All News Channel was never profitable throughout its history and could not withstand the challenges of MSNBC and Fox News Channel, which pushed ANC to fifth place in the ratings among all cable news channels (behind Headline News). It benefited in part by being the only news channel on the USSB satellite service (USSB, as with ANC, was owned by Hubbard Broadcasting); after USSB merged into DirecTV, it was then one of five such channels, and it no longer had the explicit backing of its satellite provider. The channel shut down on September 30, 2002; stations that carried ANC have since replaced the channel's programming with syndicated and/or paid programming (especially common with NBC stations as the network no longer has an overnight newscast) or have expanded their clearance of overnight news programs supplied by their affiliated network.

Format

ANC aired up to six live half-hour newscasts each day (airing at 4:00 a.m., 4:30 a.m. (on occasion), 8:00 a.m., 12:00 p.m., 4:00 p.m., and 10:00 p.m. Central Time), with each edition being repeated until the next live newscast aired; however, exceptions to this set scheduling were made for major breaking news stories. ANC also co-produced the syndicated morning business news program First Business, before its national distribution rights were transferred to MGM Television shortly after ANC shut down.

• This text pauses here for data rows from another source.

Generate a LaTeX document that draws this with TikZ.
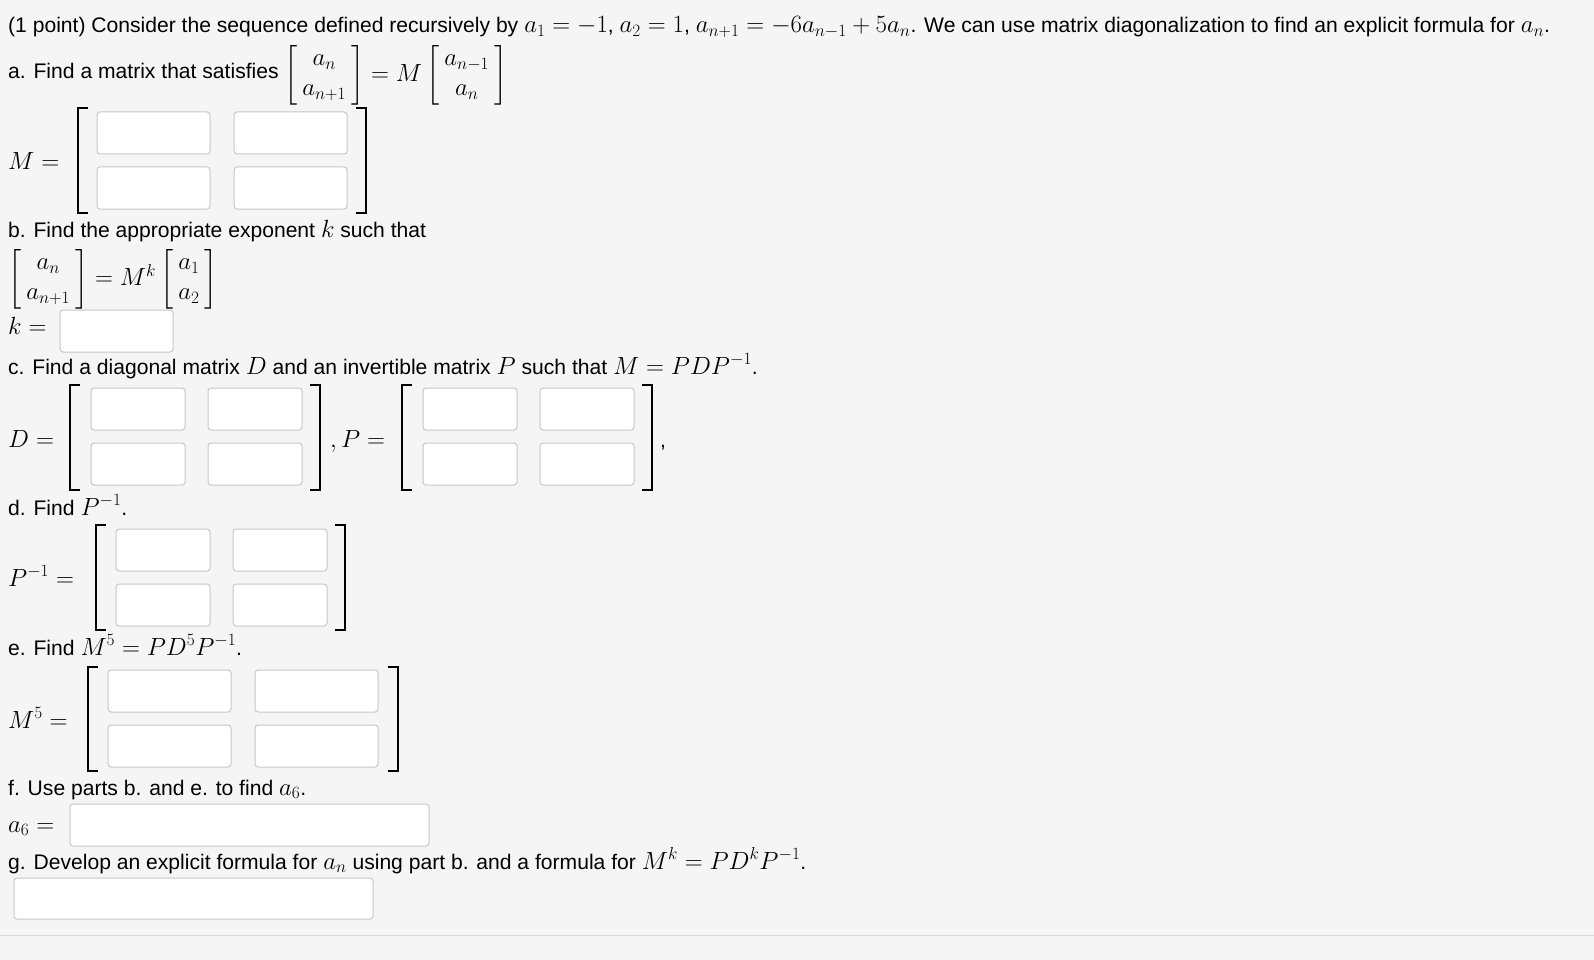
\documentclass[tikz,border=0pt]{standalone}
\usepackage{amsmath}
\usepackage{fontspec}
\setmainfont{Liberation Sans}
\newcommand{\mm}[1]{{\fontsize{24.5}{28}\selectfont$#1$}}
\begin{document}
\begin{tikzpicture}[x=1pt,y=-1pt,
  txt/.style={anchor=base west,inner sep=0pt,font=\fontsize{21.1}{24}\selectfont},
  box/.style={draw=black!22,fill=white,rounded corners=3pt,line width=1pt},
  brk/.style={line width=1.3pt}]
\fill[black!4] (0,0) rectangle (1594,960);
\useasboundingbox (0,0) rectangle (1594,960);
\draw[black!15] (0,935) -- (1594,935);
\newcommand{\bx}[4]{\draw[box] (#1,#3) rectangle (#2,#4);}
\newcommand{\mbr}[4]{\draw[brk] (#1+10,#3) -- (#1,#3) -- (#1,#4) -- (#1+10,#4); \draw[brk] (#2-10,#3) -- (#2,#3) -- (#2,#4) -- (#2-10,#4);}
\node[txt] (t0) at (8,33) {(1 point) Consider the sequence defined recursively by \mm{a_1=-1}, \mm{a_2=1}, \mm{a_{n+1}=-6a_{n-1}+5a_n}. We can use matrix diagonalization to find an explicit formula for \mm{a_n}.};
\node[txt] (ta) at (8,79) {a. Find a matrix that satisfies};
\node[anchor=west,inner sep=0pt] (ea) at (284,75) {\mm{\left[\begin{array}{c} a_n\\[2pt] a_{n+1}\end{array}\right]=M\left[\begin{array}{c} a_{n-1}\\[2pt] a_n\end{array}\right]}};
\node[txt] (m) at (8,170) {\mm{M=}};
\mbr{78}{366}{108}{213}
\bx{97}{210}{112}{154}\bx{234}{347}{112}{154}
\bx{97}{210}{167}{209}\bx{234}{347}{167}{209}
\node[txt] (tb) at (8,237) {b. Find the appropriate exponent \mm{k} such that};
\node[anchor=west,inner sep=0pt] (eb) at (8,279) {\mm{\left[\begin{array}{c} a_n\\[2pt] a_{n+1}\end{array}\right]=M^k\left[\begin{array}{c} a_1\\[2pt] a_2\end{array}\right]}};
\node[txt] (k) at (8,334) {\mm{k=}};
\bx{60}{173}{310}{352}
\node[txt] (tc) at (8,374) {c. Find a diagonal matrix \mm{D} and an invertible matrix \mm{P} such that \mm{M=PDP^{-1}}.};
\node[txt] (d) at (8,447) {\mm{D=}};
\mbr{70}{320}{385}{490}
\bx{91}{185}{388}{430}\bx{208}{302}{388}{430}
\bx{91}{185}{443}{485}\bx{208}{302}{443}{485}
\node[txt] (p) at (330,447) {\mm{,P=}};
\mbr{402}{652}{385}{490}
\bx{423}{517}{388}{430}\bx{540}{634}{388}{430}
\bx{423}{517}{443}{485}\bx{540}{634}{443}{485}
\node[txt] (cm) at (660,447) {,};
\node[txt] (td) at (8,515) {d. Find \mm{P^{-1}}.};
\node[txt] (pi) at (8,586) {\mm{P^{-1}=}};
\mbr{96}{345}{525}{630}
\bx{116}{210}{529}{571}\bx{233}{327}{529}{571}
\bx{116}{210}{584}{626}\bx{233}{327}{584}{626}
\node[txt] (te) at (8,655) {e. Find \mm{M^5=PD^5P^{-1}}.};
\node[txt] (m5) at (8,728) {\mm{M^5=}};
\mbr{88}{398}{667}{771}
\bx{108}{231}{670}{712}\bx{255}{378}{670}{712}
\bx{108}{231}{725}{767}\bx{255}{378}{725}{767}
\node[txt] (tf) at (8,795) {f. Use parts b. and e. to find \mm{a_6}.};
\node[txt] (a6) at (8,832) {\mm{a_6=}};
\bx{70}{429}{804}{846}
\node[txt] (tg) at (8,869) {g. Develop an explicit formula for \mm{a_n} using part b. and a formula for \mm{M^k=PD^kP^{-1}}.};
\bx{14}{373}{878}{919}
\end{tikzpicture}
\end{document}
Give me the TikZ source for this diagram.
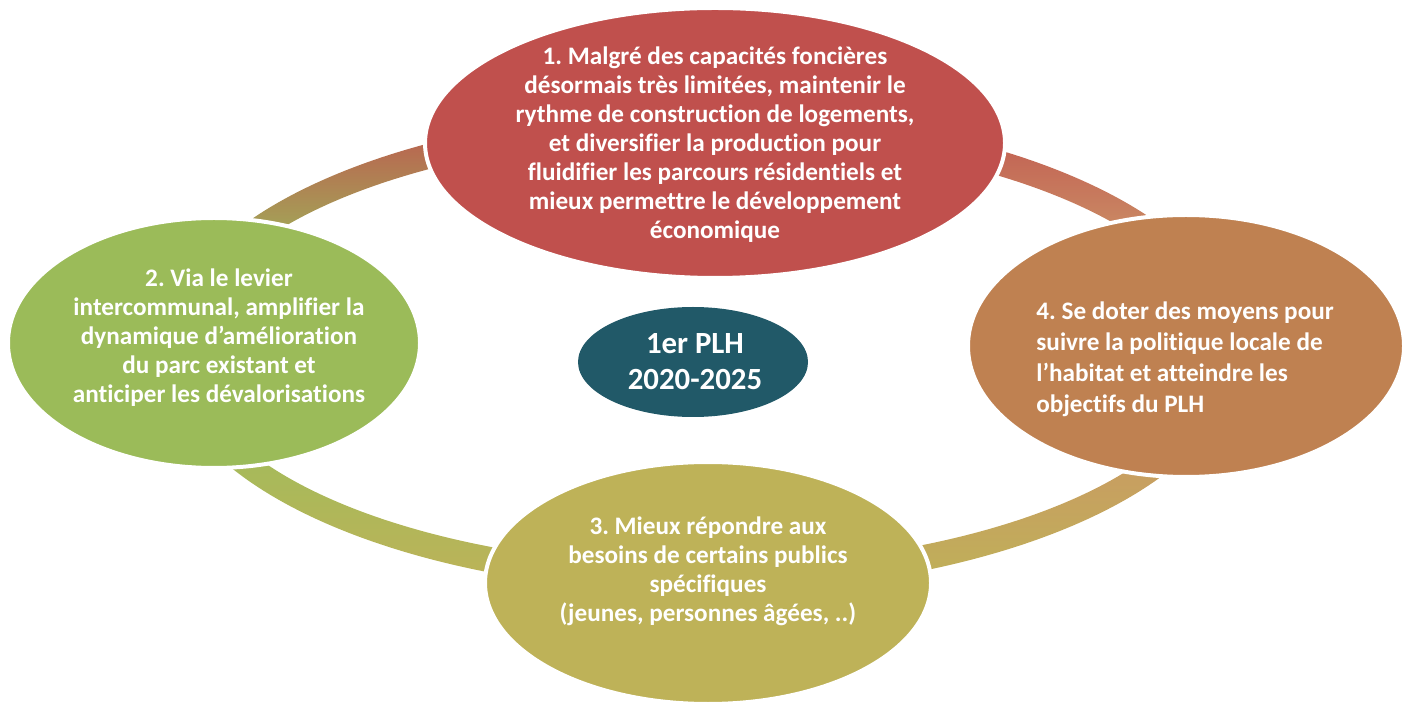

If mistakes were made during the live broadcasts, a corrected segment would be produced (sometimes live) for the repeat broadcasts. ANC operated on a fixed schedule, where each news block ran the same length every day, and commercials (which consisted mainly of direct response advertisements, and by the 1990s, promos for USSB's – and later DirecTV's – slate of general entertainment and premium channels; the latter type of ads were also seen on some stations that carried the channel's programming at times) aired at the same time every day. The on-air talent was mostly exclusive to All News Channel; meteorologists from Hubbard's flagship station KSTP-TV (channel 5), the ABC affiliate for the Minneapolis–St. Paul market, recorded weather segments for All News Channel until 2002. Later, ANC show producers voiced their own weather segments, along with other stories.

Broadcast television stations in many markets carried All News Channel programming during the overnight hours in lieu of signing off, or scheduling movies, infomercials or other syndicated programming to fill overnight timeslots (similar to the overnight carriage of Headline News that was also common among stations during the same timeframe). In later years, as NBC, ABC and CBS launched their own overnight news programs, ANC programming continued to air on stations affiliated with those networks as a complement to these programs and also to provide news programming in weekend time periods when network overnight newscasts were not airing. In addition, since ANC's newscasts never contained any copyrighted music (by design), stations broadcasting the ANC feed could stay on the air longer without increasing their ASCAP, Broadcast Music Incorporated (BMI), and/or SESAC fees.